O problema começou com a Grécia…

George Papandreou:

O problema começou em 2008, com o crash de Wall Street. O sistema bancário tinha estado envolvido em terríveis atividades fraudulentas um pouco por todo o mundo. Isso deitou abaixo os elos mais fracos na eurozona e outros países. Temos a nossa responsabilidade para fazer um país melhor. Temos um problema, mas não somos o problema.

euronews:

Sr. Papandreou, a troika e os países europeus olham para os números e para os factos. Vêm que apesar das promessas, a economia grega está a afundar-se. Perguntam durante quanto tempo mais vão poder suportar este país. Não têm confiança no que o senhor diz…

George Papandreou:

Melhorámos muito. Nenhum outro país cortou tanto o défice, mas isto demora tempo. Há uma parceria, que faz com que os problemas do euro nos estejam a atingir.
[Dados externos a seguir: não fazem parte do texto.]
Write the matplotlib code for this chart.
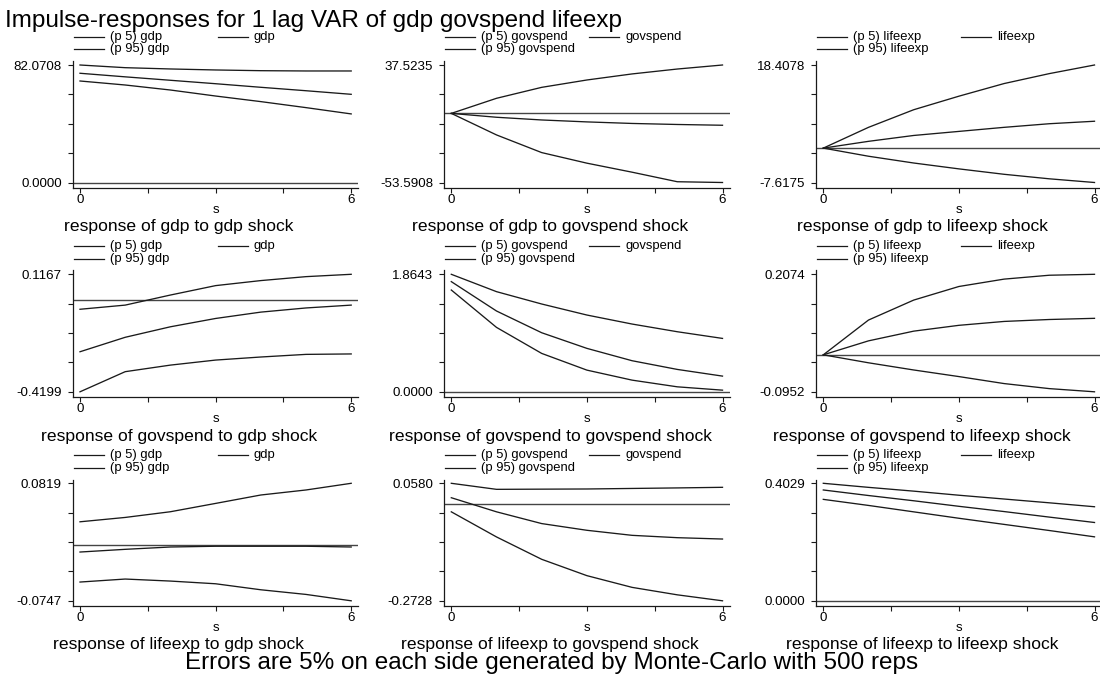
import matplotlib
matplotlib.use("Agg")
import matplotlib.pyplot as plt

plt.rcParams['font.family'] = ['Liberation Sans', 'DejaVu Sans']

steps = [0, 1, 2, 3, 4, 5, 6]
variables = ["gdp", "govspend", "lifeexp"]

# response of gdp
gdp_to_gdp_p5 = [70.9, 68.1, 64.6, 60.4, 56.5, 52.3, 47.9]
gdp_to_gdp_irf = [76.3, 73.8, 71.4, 69.0, 66.5, 64.1, 61.6]
gdp_to_gdp_p95 = [82.0708, 80.2, 79.3, 78.6, 78.1, 77.9, 77.9]

gdp_to_govspend_p5 = [0, -16.7, -30.4, -38.6, -45.6, -53.0, -53.5908]
gdp_to_govspend_irf = [0, -3.0, -5.1, -6.6, -7.8, -8.6, -9.2]
gdp_to_govspend_p95 = [0, 11.7, 20.2, 25.9, 30.6, 34.4, 37.5235]

gdp_to_lifeexp_p5 = [0, -1.8, -3.3, -4.6, -5.8, -6.8, -7.6175]
gdp_to_lifeexp_irf = [0, 1.5, 2.8, 3.7, 4.6, 5.4, 5.95]
gdp_to_lifeexp_p95 = [0, 4.6, 8.5, 11.5, 14.3, 16.5, 18.4078]

# response of govspend
govspend_to_gdp_p5 = [-0.4199, -0.328, -0.298, -0.275, -0.261, -0.249, -0.247]
govspend_to_gdp_irf = [-0.237, -0.171, -0.123, -0.085, -0.056, -0.037, -0.024]
govspend_to_gdp_p95 = [-0.043, -0.024, 0.022, 0.065, 0.088, 0.106, 0.1167]

govspend_to_govspend_p5 = [1.615, 1.022, 0.609, 0.344, 0.185, 0.079, 0.026]
govspend_to_govspend_irf = [1.748, 1.282, 0.937, 0.689, 0.493, 0.355, 0.249]
govspend_to_govspend_p95 = [1.8643, 1.589, 1.393, 1.218, 1.075, 0.953, 0.847]

govspend_to_lifeexp_p5 = [0, -0.0205, -0.039, -0.056, -0.074, -0.087, -0.0952]
govspend_to_lifeexp_irf = [0, 0.036, 0.061, 0.076, 0.086, 0.091, 0.094]
govspend_to_lifeexp_p95 = [0, 0.0896, 0.141, 0.176, 0.195, 0.205, 0.2074]

# response of lifeexp
lifeexp_to_gdp_p5 = [-0.0497, -0.0457, -0.0484, -0.052, -0.060, -0.0662, -0.0747]
lifeexp_to_gdp_irf = [-0.0097, -0.0061, -0.003, -0.002, -0.002, -0.002, -0.003]
lifeexp_to_gdp_p95 = [0.0306, 0.0364, 0.044, 0.0551, 0.0663, 0.073, 0.0819]

lifeexp_to_govspend_p5 = [-0.0223, -0.093, -0.156, -0.202, -0.235, -0.256, -0.2728]
lifeexp_to_govspend_irf = [0.0174, -0.0223, -0.0554, -0.0743, -0.0885, -0.0951, -0.0989]
lifeexp_to_govspend_p95 = [0.0580, 0.041, 0.0415, 0.042, 0.0435, 0.045, 0.0467]

lifeexp_to_lifeexp_p5 = [0.3478, 0.327, 0.305, 0.283, 0.262, 0.241, 0.2193]
lifeexp_to_lifeexp_irf = [0.380, 0.361, 0.343, 0.324, 0.306, 0.287, 0.2685]
lifeexp_to_lifeexp_p95 = [0.4029, 0.389, 0.376, 0.362, 0.349, 0.336, 0.3225]

panels = {
    ("gdp", "gdp"): (gdp_to_gdp_p5, gdp_to_gdp_irf, gdp_to_gdp_p95),
    ("gdp", "govspend"): (gdp_to_govspend_p5, gdp_to_govspend_irf, gdp_to_govspend_p95),
    ("gdp", "lifeexp"): (gdp_to_lifeexp_p5, gdp_to_lifeexp_irf, gdp_to_lifeexp_p95),
    ("govspend", "gdp"): (govspend_to_gdp_p5, govspend_to_gdp_irf, govspend_to_gdp_p95),
    ("govspend", "govspend"): (govspend_to_govspend_p5, govspend_to_govspend_irf, govspend_to_govspend_p95),
    ("govspend", "lifeexp"): (govspend_to_lifeexp_p5, govspend_to_lifeexp_irf, govspend_to_lifeexp_p95),
    ("lifeexp", "gdp"): (lifeexp_to_gdp_p5, lifeexp_to_gdp_irf, lifeexp_to_gdp_p95),
    ("lifeexp", "govspend"): (lifeexp_to_govspend_p5, lifeexp_to_govspend_irf, lifeexp_to_govspend_p95),
    ("lifeexp", "lifeexp"): (lifeexp_to_lifeexp_p5, lifeexp_to_lifeexp_irf, lifeexp_to_lifeexp_p95),
}

W, H = 1100, 681
fig = plt.figure(figsize=(W / 100, H / 100), dpi=100)
fig.patch.set_facecolor("white")

def fx(px):
    return px / W

def fy(py):
    return 1 - py / H

# layout in pixels
spine_x = [72.7, 444.0, 816.0]
top_val_y = [65.0, 274.3, 483.3]
step_px = 45.2
x_off = 7.3
x_right = 6.16
span_px = 117.5
below_px = 5.4
above_px = 3.8
ink = "#1a1a1a"

for r, resp in enumerate(variables):
    for c, imp in enumerate(variables):
        p5, irf, p95 = panels[(resp, imp)]
        lo = min(min(p5), min(irf), min(p95), 0)
        hi = max(max(p5), max(irf), max(p95), 0)
        rng = hi - lo

        left = spine_x[c]
        top = top_val_y[r] - above_px
        width = (x_off / step_px + x_right) * step_px
        height = span_px + above_px + below_px
        ax = fig.add_axes([fx(left), fy(top + height), width / W, height / H])
        ax.set_xlim(-x_off / step_px, x_right)
        ax.set_ylim(lo - below_px / span_px * rng, hi + above_px / span_px * rng)

        ax.axhline(0, color="#444444", lw=1.0, zorder=1)
        ax.plot(steps, p5, color=ink, lw=0.95)
        ax.plot(steps, irf, color=ink, lw=0.95)
        ax.plot(steps, p95, color=ink, lw=0.95)

        for s in ["top", "right"]:
            ax.spines[s].set_visible(False)
        for s in ["left", "bottom"]:
            ax.spines[s].set_color(ink)
            ax.spines[s].set_linewidth(0.9)

        yt = [lo + i * rng / 4 for i in range(5)]
        ax.set_yticks(yt)
        ax.set_yticklabels(["%.4f" % lo, "", "", "", "%.4f" % hi])
        ax.set_xticks([0, 1.5, 3, 4.5, 6])
        ax.set_xticklabels(["0", "", "", "", "6"])
        ax.tick_params(axis="both", direction="out", length=3.3, width=0.8,
                       color=ink, labelsize=9.6, labelcolor="black")
        ax.tick_params(axis="y", pad=4.6)
        ax.tick_params(axis="x", pad=1.2)

        x0 = left + x_off
        fig.text(fx(x0 + 3 * step_px), fy(213.3 + 209 * r), "s",
                 ha="center", va="baseline", fontsize=9.5)
        fig.text(fx(left + 106), fy(231.5 + 209 * r),
                 "response of %s to %s shock" % (resp, imp),
                 ha="center", va="baseline", fontsize=12.6)

        # legend above each panel
        ly1 = top_val_y[r] - 28.3
        ly2 = top_val_y[r] - 15.7
        leg = [("(p 5) %s" % imp, 0, ly1), (imp, 144, ly1), ("(p 95) %s" % imp, 0, ly2)]
        for label, dx, ly in leg:
            fig.add_artist(plt.Line2D([fx(left + dx + 1), fx(left + dx + 31)],
                                      [fy(ly), fy(ly)], color=ink, lw=0.9))
            fig.text(fx(left + dx + 37), fy(ly), label, ha="left", va="center",
                     fontsize=9.4)

fig.text(fx(5), fy(27.5), "Impulse-responses for 1 lag VAR of gdp govspend lifeexp",
         ha="left", va="baseline", fontsize=17.5)
fig.text(fx(552), fy(669), "Errors are 5% on each side generated by Monte-Carlo with 500 reps",
         ha="center", va="baseline", fontsize=17.5)

fig.savefig("out.png", dpi=100, facecolor="white")
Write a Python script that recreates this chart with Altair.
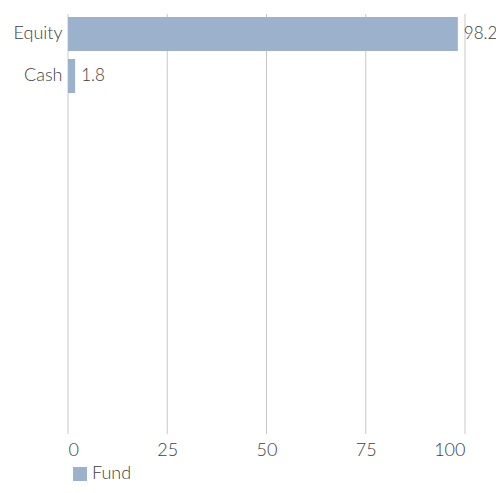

Será uma tragédia para a Grécia se sairmos e diria mesmo que seria uma tragédia para todo o euro, porque vai haver um contágio que vai afetar toda a região. Vai afetar a primavera árabe e as nossas relações com o Médio Oriente, com a Turquia, com a Rússia… Vamos perder a potência que temos, enquanto europeus. Isso vai afetar as economias da Europa, criar um desemprego em massa e recessão em todo o mundo.

euronews:

Dentro de dois anos, o que não é muito tempo, se olharem para o desempenho da Grécia e concluírem que não há forma de corrigir, pensa na ideia de uma saída do euro?

George Papandreou:

Em primeiro lugar, estou contra a saída. Penso que mostrámos, mais do que quaisquer outros, que podemos fazer reformas. Fizemos grandes mudanças.
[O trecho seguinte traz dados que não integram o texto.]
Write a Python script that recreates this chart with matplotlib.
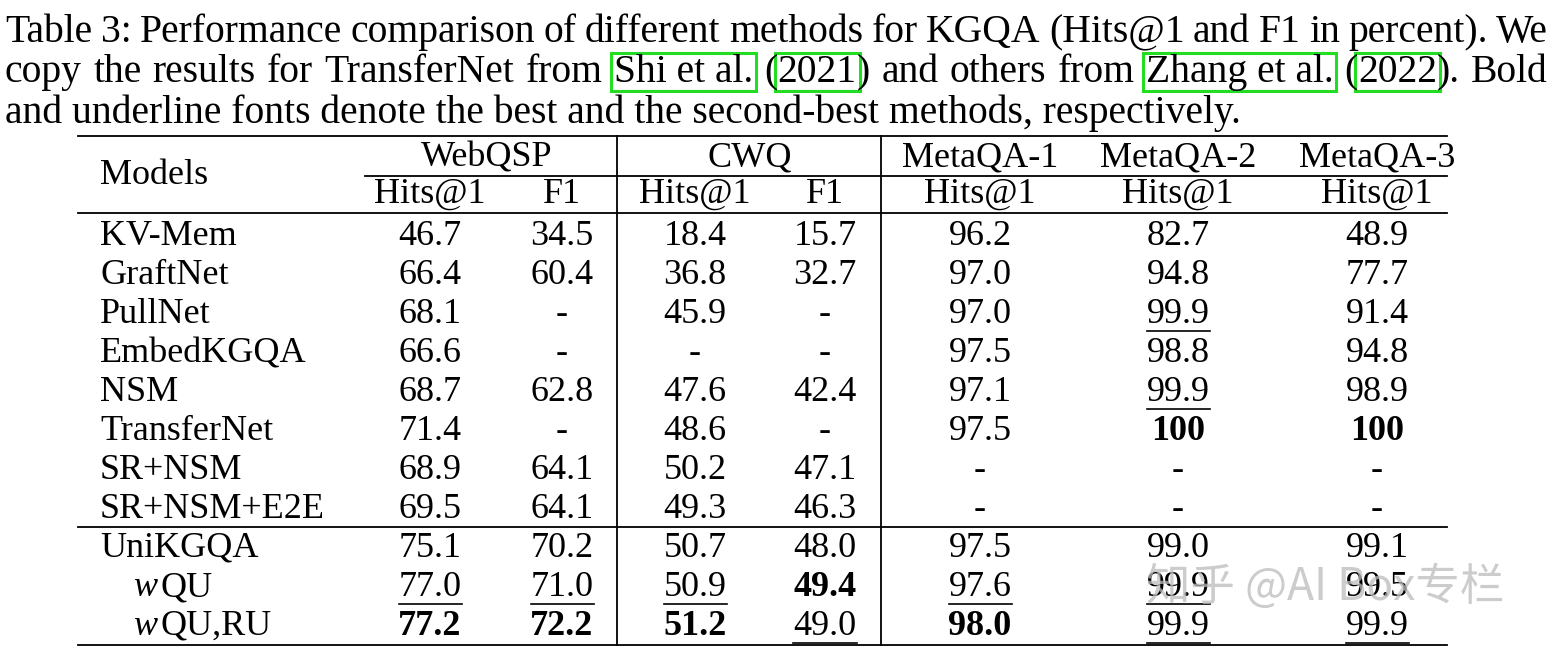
import matplotlib
matplotlib.use("Agg")
import matplotlib.pyplot as plt
from matplotlib.patches import Rectangle

W, H = 1554, 652
SERIF = "Liberation Serif"

caption = [
    [[("Table", 0)], [("3:", 0)], [("Performance", 0)], [("comparison", 0)], [("of", 0)], [("different", 0)],
     [("methods", 0)], [("for", 0)], [("KGQA", 0)], [("(Hits@1", 0)], [("and", 0)], [("F1", 0)], [("in", 0)],
     [("percent).", 0)], [("We", 0)]],
    [[("copy", 0)], [("the", 0)], [("results", 0)], [("for", 0)], [("TransferNet", 0)], [("from", 0)],
     [("Shi et al.", 1)], [("(", 0), ("2021", 1), (")", 0)], [("and", 0)], [("others", 0)], [("from", 0)],
     [("Zhang et al.", 1)], [("(", 0), ("2022", 1), (").", 0)], [("Bold", 0)]],
    [[("and underline fonts denote the best and the second-best methods, respectively.", 0)]],
]
caption_justify = [True, True, False]

groups = ["WebQSP", "CWQ", "MetaQA-1", "MetaQA-2", "MetaQA-3"]
subheads = ["Hits@1", "F1", "Hits@1", "F1", "Hits@1", "Hits@1", "Hits@1"]
models = ["KV-Mem", "GraftNet", "PullNet", "EmbedKGQA", "NSM", "TransferNet", "SR+NSM", "SR+NSM+E2E",
          "UniKGQA", "w QU", "w QU,RU"]
values = [
    ["46.7", "34.5", "18.4", "15.7", "96.2", "82.7", "48.9"],
    ["66.4", "60.4", "36.8", "32.7", "97.0", "94.8", "77.7"],
    ["68.1", "-", "45.9", "-", "97.0", "99.9", "91.4"],
    ["66.6", "-", "-", "-", "97.5", "98.8", "94.8"],
    ["68.7", "62.8", "47.6", "42.4", "97.1", "99.9", "98.9"],
    ["71.4", "-", "48.6", "-", "97.5", "100", "100"],
    ["68.9", "64.1", "50.2", "47.1", "-", "-", "-"],
    ["69.5", "64.1", "49.3", "46.3", "-", "-", "-"],
    ["75.1", "70.2", "50.7", "48.0", "97.5", "99.0", "99.1"],
    ["77.0", "71.0", "50.9", "49.4", "97.6", "99.9", "99.5"],
    ["77.2", "72.2", "51.2", "49.0", "98.0", "99.9", "99.9"],
]
bold_cells = [(5, 5), (5, 6), (9, 3), (10, 0), (10, 1), (10, 2), (10, 4)]
underline_cells = [(2, 5), (4, 5), (9, 0), (9, 1), (9, 2), (9, 4), (9, 5), (10, 3), (10, 5), (10, 6)]

fig = plt.figure(figsize=(W / 100, H / 100), dpi=100)
fig.patch.set_facecolor("white")
renderer = fig.canvas.get_renderer()


def fx(x):
    return x / W


def fy(y):
    return 1 - y / H


def put(x, y, s, size=26, ha="center", **kw):
    return fig.text(fx(x), fy(y), s, fontsize=size, family=SERIF, ha=ha, va="baseline", **kw)


def hline(x0, x1, y, lw=1.3):
    fig.add_artist(plt.Line2D([fx(x0), fx(x1)], [fy(y), fy(y)], color="black", lw=lw))


def vline(x, y0, y1, lw=1.3):
    fig.add_artist(plt.Line2D([fx(x), fx(x)], [fy(y0), fy(y1)], color="black", lw=lw))


# caption, justified by hand
CAP = 28.5
left, right = 5, 1548
baselines = [42, 82, 123]
for line, just, base in zip(caption, caption_justify, baselines):
    widths = []
    for word in line:
        ws = []
        for seg, _ in word:
            t = put(0, base, seg, size=CAP, ha="left")
            ws.append(t.get_window_extent(renderer).width)
            t.remove()
        widths.append(ws)
    total = sum(sum(w) for w in widths)
    if just and len(line) > 1:
        gap = (right - left - total) / (len(line) - 1)
    else:
        gap = 9
    x = left
    for word, ws in zip(line, widths):
        for (seg, boxed), w in zip(word, ws):
            put(x, base, seg, size=CAP, ha="left")
            if boxed:
                fig.add_artist(Rectangle((fx(x - 3), fy(base + 9)), (w + 6) / W, 38 / H,
                                         fill=False, edgecolor="#22dd22", lw=2.2))
            x += w
        x += gap

# rules
hline(78, 1447, 136)
hline(365, 1447, 176)
hline(78, 1447, 213)
hline(78, 1447, 527)
hline(78, 1447, 645)
vline(617, 136, 645)
vline(881, 136, 645)

# header
col_x = [430, 562, 695, 825, 980, 1178, 1377]
group_x = [487, 750, 980, 1178, 1377]
put(100, 184, "Models", ha="left")
for g, gx in zip(groups, group_x):
    put(gx, 166, g)
for s, cx in zip(subheads, col_x):
    put(cx, 203, s)

# body
row_base = [245, 284, 323, 362, 401, 440, 479, 518, 557, 596, 635]
for i, (m, base) in enumerate(zip(models, row_base)):
    if m.startswith("w "):
        put(133, base, "w", ha="left", style="italic")
        put(160, base, m[2:], ha="left")
    else:
        put(100, base, m, ha="left")
    for j, v in enumerate(values[i]):
        t = put(col_x[j], base, v, weight="bold" if (i, j) in bold_cells else "normal")
        if (i, j) in underline_cells:
            bb = t.get_window_extent(renderer)
            hline(bb.x0, bb.x1, base + 8, lw=1.2)

# watermark
fig.text(fx(1146), fy(600), "知乎 @AI Box专栏", fontsize=32, color="#bbbbbb", alpha=0.75,
         family=["Noto Sans CJK SC", "DejaVu Sans"], ha="left", va="baseline")

fig.savefig("out.png", dpi=100, facecolor="white")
É um grande esforço que fizemos, no meio de dificuldades causadas por estes problemas estruturais do euro. Não pode haver, na Eurozona, um país que é digno de crédito e outro que não é.

Não falo só da Grécia. Os governos, quer sejam socialistas ou conservadores, estão a reformar os países, as pessoas estão a fazer sacrifícios e é preciso protegê-las.

euronews:

Cortando as pensões?

George Papandreou:

É o que estou a dizer. Temos que fazer um ajustamento mais suave. Tivemos de suavizar a situação, ainda o estamos a fazer e muita coisa mudou na Grécia. Mas o verdadeiro problema é a governação. Por exemplo, com a questão dos paraísos fiscais, faz falta um sistema que consiga coletar os impostos de forma eficiente.
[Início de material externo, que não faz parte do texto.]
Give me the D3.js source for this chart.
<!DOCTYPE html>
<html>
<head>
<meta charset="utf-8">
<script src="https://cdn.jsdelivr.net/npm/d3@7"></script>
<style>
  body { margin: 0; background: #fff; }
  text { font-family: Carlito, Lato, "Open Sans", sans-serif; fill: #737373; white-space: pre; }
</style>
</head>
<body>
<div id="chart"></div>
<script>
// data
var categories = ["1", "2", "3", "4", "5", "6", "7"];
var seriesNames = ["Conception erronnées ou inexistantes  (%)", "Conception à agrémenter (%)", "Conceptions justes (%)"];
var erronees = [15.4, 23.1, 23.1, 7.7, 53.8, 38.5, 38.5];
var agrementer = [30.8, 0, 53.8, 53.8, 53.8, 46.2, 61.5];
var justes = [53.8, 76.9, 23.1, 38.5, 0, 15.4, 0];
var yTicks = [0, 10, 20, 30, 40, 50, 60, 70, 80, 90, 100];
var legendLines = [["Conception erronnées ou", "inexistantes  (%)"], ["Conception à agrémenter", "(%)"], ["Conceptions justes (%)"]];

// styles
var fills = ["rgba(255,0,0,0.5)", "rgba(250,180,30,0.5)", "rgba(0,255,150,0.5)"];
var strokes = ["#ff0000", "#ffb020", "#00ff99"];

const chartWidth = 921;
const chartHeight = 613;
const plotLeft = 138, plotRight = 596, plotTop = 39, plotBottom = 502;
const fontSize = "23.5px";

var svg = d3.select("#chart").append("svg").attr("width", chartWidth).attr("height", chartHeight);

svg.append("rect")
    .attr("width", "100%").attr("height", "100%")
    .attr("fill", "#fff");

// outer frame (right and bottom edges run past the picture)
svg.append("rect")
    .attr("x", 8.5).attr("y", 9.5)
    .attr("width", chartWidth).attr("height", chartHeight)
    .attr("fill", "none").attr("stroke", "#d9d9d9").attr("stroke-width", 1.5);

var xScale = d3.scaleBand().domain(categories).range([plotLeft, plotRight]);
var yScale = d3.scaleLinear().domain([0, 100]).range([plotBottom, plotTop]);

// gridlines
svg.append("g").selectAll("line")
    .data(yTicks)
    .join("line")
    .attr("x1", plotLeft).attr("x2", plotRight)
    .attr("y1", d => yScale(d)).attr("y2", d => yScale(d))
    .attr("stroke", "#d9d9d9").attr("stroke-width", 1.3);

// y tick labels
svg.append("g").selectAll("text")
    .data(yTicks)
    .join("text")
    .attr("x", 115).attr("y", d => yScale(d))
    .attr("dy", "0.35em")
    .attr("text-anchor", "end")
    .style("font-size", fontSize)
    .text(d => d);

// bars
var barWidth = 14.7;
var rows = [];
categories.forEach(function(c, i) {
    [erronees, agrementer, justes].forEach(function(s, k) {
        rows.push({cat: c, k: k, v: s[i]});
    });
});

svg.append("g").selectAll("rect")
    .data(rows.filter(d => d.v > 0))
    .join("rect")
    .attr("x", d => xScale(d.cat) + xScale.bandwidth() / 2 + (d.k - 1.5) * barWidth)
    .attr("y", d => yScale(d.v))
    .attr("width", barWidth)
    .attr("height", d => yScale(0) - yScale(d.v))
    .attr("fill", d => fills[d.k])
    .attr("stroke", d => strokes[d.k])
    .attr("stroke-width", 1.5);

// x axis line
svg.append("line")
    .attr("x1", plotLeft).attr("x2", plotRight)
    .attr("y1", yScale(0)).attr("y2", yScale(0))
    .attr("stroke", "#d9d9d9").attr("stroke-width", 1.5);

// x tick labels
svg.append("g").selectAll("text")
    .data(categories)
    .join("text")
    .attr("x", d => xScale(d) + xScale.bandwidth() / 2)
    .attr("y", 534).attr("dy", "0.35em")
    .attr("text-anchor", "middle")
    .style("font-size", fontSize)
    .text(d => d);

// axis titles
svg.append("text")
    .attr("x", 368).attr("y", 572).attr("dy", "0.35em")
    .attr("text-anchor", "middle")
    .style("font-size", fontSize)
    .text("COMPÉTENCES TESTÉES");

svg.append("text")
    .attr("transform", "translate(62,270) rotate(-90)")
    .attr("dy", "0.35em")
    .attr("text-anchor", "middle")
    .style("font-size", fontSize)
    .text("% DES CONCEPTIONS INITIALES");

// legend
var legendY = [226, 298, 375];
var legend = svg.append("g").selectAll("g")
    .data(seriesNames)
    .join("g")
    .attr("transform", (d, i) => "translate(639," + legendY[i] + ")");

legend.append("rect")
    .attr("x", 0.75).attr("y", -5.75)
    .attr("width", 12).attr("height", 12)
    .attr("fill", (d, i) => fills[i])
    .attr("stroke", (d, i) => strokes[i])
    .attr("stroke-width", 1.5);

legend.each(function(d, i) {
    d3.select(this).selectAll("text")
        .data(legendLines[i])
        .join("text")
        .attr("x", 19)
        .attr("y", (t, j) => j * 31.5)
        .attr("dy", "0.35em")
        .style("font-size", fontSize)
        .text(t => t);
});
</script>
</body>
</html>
Já pus a questão da evasão fiscal várias vezes em cima da mesa. Um dos maiores problemas na Grécia é a evasão fiscal, não do grego médio, mas por parte dos mais ricos, que podem mandar o dinheiro para paraísos fiscais. Essa não é uma questão de leis nacionais. Estamos a falar de 21 biliões de dólares em paraísos fiscais em todo o mundo. À Grécia faltam alguns milhares de milhões. Por isso olhemos para alguns dos problemas sistémicos.

euronews:

Sr. Papandreou, como vê, com realismo, o futuro da Europa, tendo em conta estas diferentes vozes, diferenças, divisões e ideias nacionalistas?

George Papandreou:

Agora fez uma muito boa pergunta. Devemos europeizar a questão da globalização, em vez de deixar que a Europa se torne uma anarquia globalizada, um continente disperso, assimilado por uma economia globalizada.

Precisamos de avançar para mais integração. Acredito que a Europa tem consciência disso. Há problemas em certos países mas podemos sentar-nos à mesa, resolvê-los e ter sucesso como União Europeia.